Another argument Holiday makes is that our own sense of justice should be merciful. There is room in the ancient accounts for a few ways to think of mercy, but Holiday, again, really models virtue ethics as a framework for figuring cases like these out, showing us that Stoicism is an assist to our moral reasoning and not a set of conclusions.

He considers the case of a woman who donated her kidney and was mocked for it by her famous writing group peers (one of them took the donor’s own words to use in dialogue in a story that mocked the ‘virtue signaling’ of a kidney donor). A Stoic approach might suggest the donor could prepare and expect this kind of treatment (I have talked to many donors and, so sadly, many of them do. Some even warn not to post on Facebook as people get jealous.). Instead, this donor took a stand against it, trying to fight it when Holiday suggests she might have been better off ignoring it, or rising above it.

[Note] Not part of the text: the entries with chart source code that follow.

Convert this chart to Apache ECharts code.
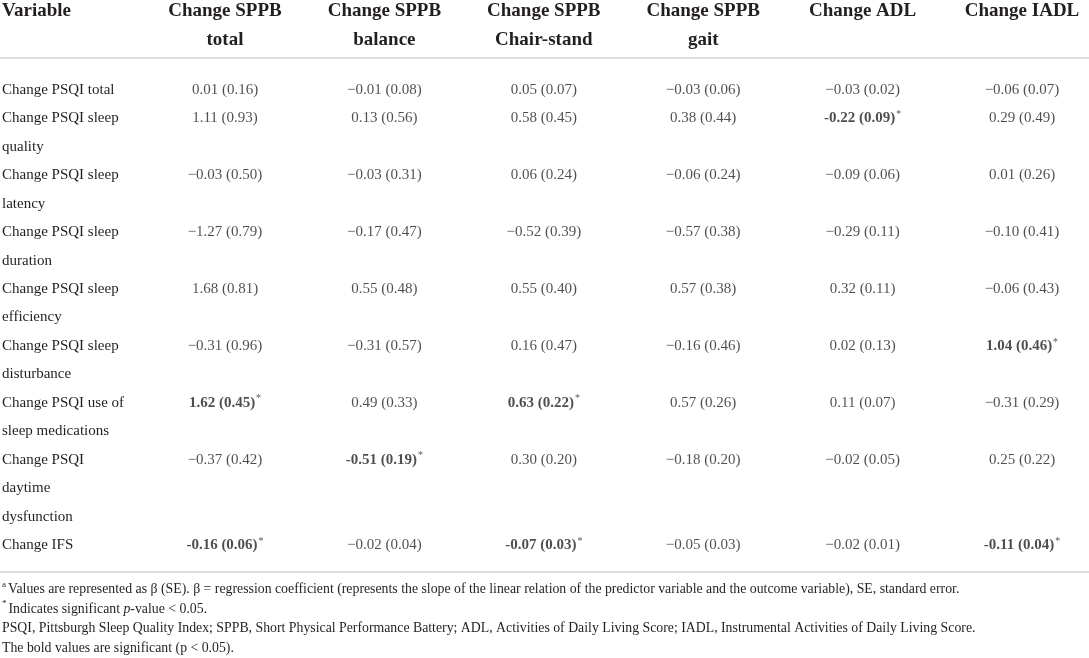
<!DOCTYPE html>
<html>
<head>
<meta charset="utf-8">
<style>
  html, body { margin: 0; padding: 0; background: #fff; }
  #table { width: 1089px; height: 658px; }
</style>
</head>
<body>
<div id="table"></div>
<script src="https://cdn.jsdelivr.net/npm/echarts@6/dist/echarts.min.js"></script>
<script>
// outcome columns (header labels)
var outcomes = ['Change SPPB\ntotal', 'Change SPPB\nbalance', 'Change SPPB\nChair-stand',
                'Change SPPB\ngait', 'Change ADL', 'Change IADL'];
// predictor rows (wrapped as in the table)
var predictors = ['Change PSQI total', 'Change PSQI sleep\nquality', 'Change PSQI sleep\nlatency',
                  'Change PSQI sleep\nduration', 'Change PSQI sleep\nefficiency',
                  'Change PSQI sleep\ndisturbance', 'Change PSQI use of\nsleep medications',
                  'Change PSQI\ndaytime\ndysfunction', 'Change IFS'];

// beta and SE per outcome, one value per predictor
var betaSppbTotal   = [0.01, 1.11, -0.03, -1.27, 1.68, -0.31, 1.62, -0.37, -0.16];
var seSppbTotal     = [0.16, 0.93, 0.50, 0.79, 0.81, 0.96, 0.45, 0.42, 0.06];
var betaSppbBalance = [-0.01, 0.13, -0.03, -0.17, 0.55, -0.31, 0.49, -0.51, -0.02];
var seSppbBalance   = [0.08, 0.56, 0.31, 0.47, 0.48, 0.57, 0.33, 0.19, 0.04];
var betaSppbChair   = [0.05, 0.58, 0.06, -0.52, 0.55, 0.16, 0.63, 0.30, -0.07];
var seSppbChair     = [0.07, 0.45, 0.24, 0.39, 0.40, 0.47, 0.22, 0.20, 0.03];
var betaSppbGait    = [-0.03, 0.38, -0.06, -0.57, 0.57, -0.16, 0.57, -0.18, -0.05];
var seSppbGait      = [0.06, 0.44, 0.24, 0.38, 0.38, 0.46, 0.26, 0.20, 0.03];
var betaAdl         = [-0.03, -0.22, -0.09, -0.29, 0.32, 0.02, 0.11, -0.02, -0.02];
var seAdl           = [0.02, 0.09, 0.06, 0.11, 0.11, 0.13, 0.07, 0.05, 0.01];
var betaIadl        = [-0.06, 0.29, 0.01, -0.10, -0.06, 1.04, -0.31, 0.25, -0.11];
var seIadl          = [0.07, 0.49, 0.26, 0.41, 0.43, 0.46, 0.29, 0.22, 0.04];

// [predictor index, outcome index] of the bold / starred cells
var significant = [[1, 4], [5, 5], [6, 0], [6, 2], [7, 1], [8, 0], [8, 2], [8, 5]];

var footnotes = [
  '{sup|a}Values are represented as β (SE). β = regression coefficient (represents the slope of the linear relation of the predictor variable and the outcome variable), SE, standard error.',
  '{sup|*}Indicates significant {it|p}-value < 0.05.',
  'PSQI, Pittsburgh Sleep Quality Index; SPPB, Short Physical Performance Battery; ADL, Activities of Daily Living Score; IADL, Instrumental Activities of Daily Living Score.',
  'The bold values are significant (p < 0.05).'
];

var betas = [betaSppbTotal, betaSppbBalance, betaSppbChair, betaSppbGait, betaAdl, betaIadl];
var ses   = [seSppbTotal, seSppbBalance, seSppbChair, seSppbGait, seAdl, seIadl];

var FONT = 'Liberation Serif';
var INK = '#231f20';
var NOTE = 13.8;

// every text line of the first column becomes one y category
var lines = [];
var rowStart = [];
predictors.forEach(function (p) {
  rowStart.push(lines.length);
  p.split('\n').forEach(function (l) { lines.push(l); });
});

function isSig(r, c) {
  return significant.some(function (s) { return s[0] === r && s[1] === c; });
}

var cells = [];
for (var c = 0; c < outcomes.length; c++) {
  for (var r = 0; r < predictors.length; r++) {
    var sig = isSig(r, c);
    var b = betas[c][r];
    var sign = b < 0 ? (sig ? '-' : '\u2212') : '';
    var txt = sign + Math.abs(b).toFixed(2) + ' (' + ses[c][r].toFixed(2) + ')';
    cells.push({ value: [c, rowStart[r]], txt: txt, sig: sig });
  }
}

var chart = echarts.init(document.getElementById('table'));
chart.setOption({
  backgroundColor: '#fff',
  animation: false,
  title: [
    {
      text: 'Variable', left: 2, top: 1, padding: 0,
      textStyle: { fontFamily: FONT, fontWeight: 'bold', fontSize: 19, color: INK, lineHeight: 21 }
    },
    {
      text: footnotes.join('\n'), left: 2, top: 580, padding: 0,
      textStyle: {
        fontFamily: FONT, fontWeight: 'normal', fontSize: NOTE, color: INK, lineHeight: 19.5,
        rich: {
          sup: { fontFamily: FONT, fontSize: 9, color: INK, verticalAlign: 'top', lineHeight: 19.5, padding: [0, 2, 0, 0] },
          it: { fontFamily: FONT, fontSize: NOTE, fontStyle: 'italic', color: INK, lineHeight: 19.5 }
        }
      }
    }
  ],
  grid: { left: 225, right: 67, top: 90, bottom: 113, outerBoundsMode: 'none', containLabel: false },
  xAxis: {
    type: 'category',
    position: 'top',
    boundaryGap: false,
    data: outcomes,
    axisLine: { show: false },
    axisTick: { show: false },
    splitLine: { show: false },
    axisLabel: {
      interval: 0,
      margin: 93.5,
      verticalAlign: 'top',
      fontFamily: FONT, fontWeight: 'bold', fontSize: 19, lineHeight: 29, color: INK
    }
  },
  yAxis: {
    type: 'category',
    inverse: true,
    boundaryGap: false,
    data: lines,
    axisLine: { show: false },
    axisTick: { show: false },
    splitLine: { show: false },
    axisLabel: {
      interval: 0,
      align: 'left',
      margin: 223,
      fontFamily: FONT, fontSize: 15, color: INK
    }
  },
  series: [{
    type: 'scatter',
    symbolSize: 0,
    silent: true,
    data: cells,
    label: {
      show: true,
      position: 'inside',
      fontFamily: FONT, fontSize: 15, color: INK,
      formatter: function (p) {
        return p.data.sig ? '{b|' + p.data.txt + '}{s|*}' : p.data.txt;
      },
      rich: {
        b: { fontFamily: FONT, fontSize: 15, fontWeight: 'bold', color: INK, lineHeight: 18 },
        s: { fontFamily: FONT, fontSize: 10, color: INK, verticalAlign: 'top', lineHeight: 18, padding: [0, 0, 0, 1] }
      }
    }
  }],
  graphic: [
    { type: 'line', shape: { x1: 0, y1: 58, x2: 1089, y2: 58 }, style: { stroke: '#d2d2d2', lineWidth: 1.5 } },
    { type: 'line', shape: { x1: 0, y1: 572, x2: 1089, y2: 572 }, style: { stroke: '#d2d2d2', lineWidth: 1.5 } }
  ]
});
</script>
</body>
</html>
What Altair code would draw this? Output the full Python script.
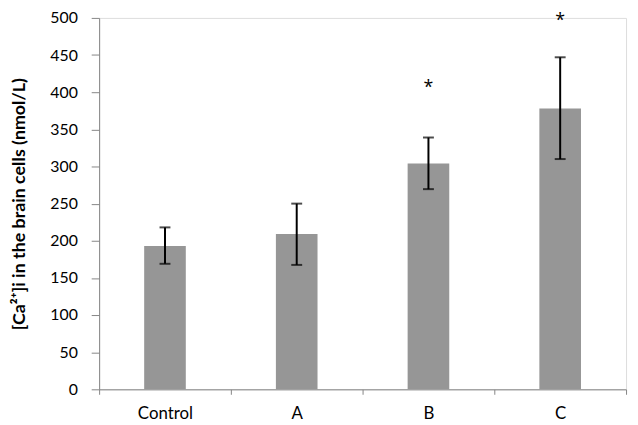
import altair as alt
import pandas as pd

groups = ["Control", "A", "B", "C"]
means = [193, 209, 304, 378]
err_low = [169, 167.5, 269.5, 310]
err_high = [218, 250, 339, 447]
sig_marks = ["", "", "*", "*"]
sig_pos = [None, None, 410, 500]

df = pd.DataFrame({"group": groups, "mean": means, "lo": err_low, "hi": err_high})
sig = pd.DataFrame({"group": groups, "mark": sig_marks, "pos": sig_pos}).dropna()

FONT = "Lato"
AXC = "#868686"

x_axis = alt.Axis(labelAngle=0, tickBand="extent", tickSize=5, labelPadding=11,
                  domainColor=AXC, tickColor=AXC, labelColor="#000000",
                  labelFont=FONT, labelFontSize=17, grid=False, title=None)
x_scale = alt.Scale(paddingInner=0, paddingOuter=0)
y_axis = alt.Axis(values=list(range(0, 501, 50)), tickSize=8, labelPadding=14,
                  domainColor=AXC, tickColor=AXC, labelColor="#000000",
                  labelFont=FONT, labelFontSize=16, grid=False,
                  title="[Ca²⁺]i in the brain cells (nmol/L)",
                  titleFont=FONT, titleFontSize=18, titleFontWeight="bold",
                  titleColor="#000000", titleX=-80, titleY=187.5,
                  titleAngle=270, titleAlign="center", titleBaseline="middle")
y_scale = alt.Scale(domain=[0, 500], nice=False)


def X():
    return alt.X("group:N", sort=groups, scale=x_scale, axis=x_axis)


def Y(field):
    return alt.Y(field, scale=y_scale, axis=y_axis)


bars = alt.Chart(df).mark_bar(color="#969696", width=alt.RelativeBandSize(0.316)).encode(
    x=X(), y=Y("mean:Q"))
rules = alt.Chart(df).mark_rule(color="#000000", strokeWidth=2).encode(
    x=X(), y=Y("lo:Q"), y2="hi:Q")
cap_lo = alt.Chart(df).mark_tick(color="#000000", size=11, thickness=2).encode(
    x=X(), y=Y("lo:Q"))
cap_hi = alt.Chart(df).mark_tick(color="#000000", size=11, thickness=2).encode(
    x=X(), y=Y("hi:Q"))
stars = alt.Chart(sig).mark_text(font="Open Sans", fontSize=18, color="#000000",
                                 baseline="middle", dy=3).encode(
    x=X(), y=Y("pos:Q"), text="mark:N")

chart = alt.layer(bars, rules, cap_lo, cap_hi, stars).properties(
    width=532, height=375,
    autosize=alt.AutoSizeParams(type="none"),
    padding={"left": 92, "top": 8, "right": 4, "bottom": 34},
).configure_view(stroke=None).configure(background="#ffffff")

chart.save("out.html", embed_options={"renderer": "svg", "actions": False})
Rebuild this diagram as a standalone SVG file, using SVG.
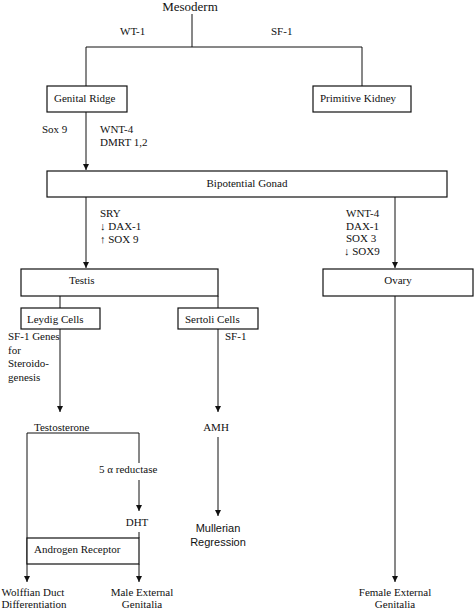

His suggestion, of course, makes one consider why we even point out cruelty, sue, or call the police for much of anything at all. All good philosophical questions to ask ourselves! But I am not convinced a Stoic would need to be as passive as someone who is merciful when it comes to cruelty (dumb mistakes, I can see). Holiday concludes in this case that, in the end, it was "her call," that is the kidney donor was the one best able to decide whether to pursue justice against those who mocked her donation. Pointing out that a philosophical ethic leaves room for defending different responses is, again, very helpful encouragement. (For more on Stoic forgiveness see Jeremy Reid's exemplary scholarship here.)

When it comes to my kid, I was explaining that I was taking the day off to escort a new friend to her cancer appointments at the hospital. I got asked, by a well-meaning person (sometimes I am too nice), why I had to do that. Or why I was doing it. I think it went like this: Why? And my kid laughed.

And I was so proud to realize what that must have meant. He had taken the question itself to be an actual joke. This means he was doing what virtue ethics recommends: internalizing the idea that you help when you can, getting to the point where it is obvious that you do that. Just like it is for so many people who live their lives serving others (I think of clinicians in health care, teachers, first responders), at least most of the time, the question of why you are helping is not a live one, that ethical questions has been answered. So it's just silly and an attempt at humor to suggest otherwise. How good for my kid to see it this way and how good for (I hope) us. And now I have a book I’d like him to read.

References

Holiday, R. (2024). Right Thing, Right Now: Good Values. Good Character. Good Deeds. Random House.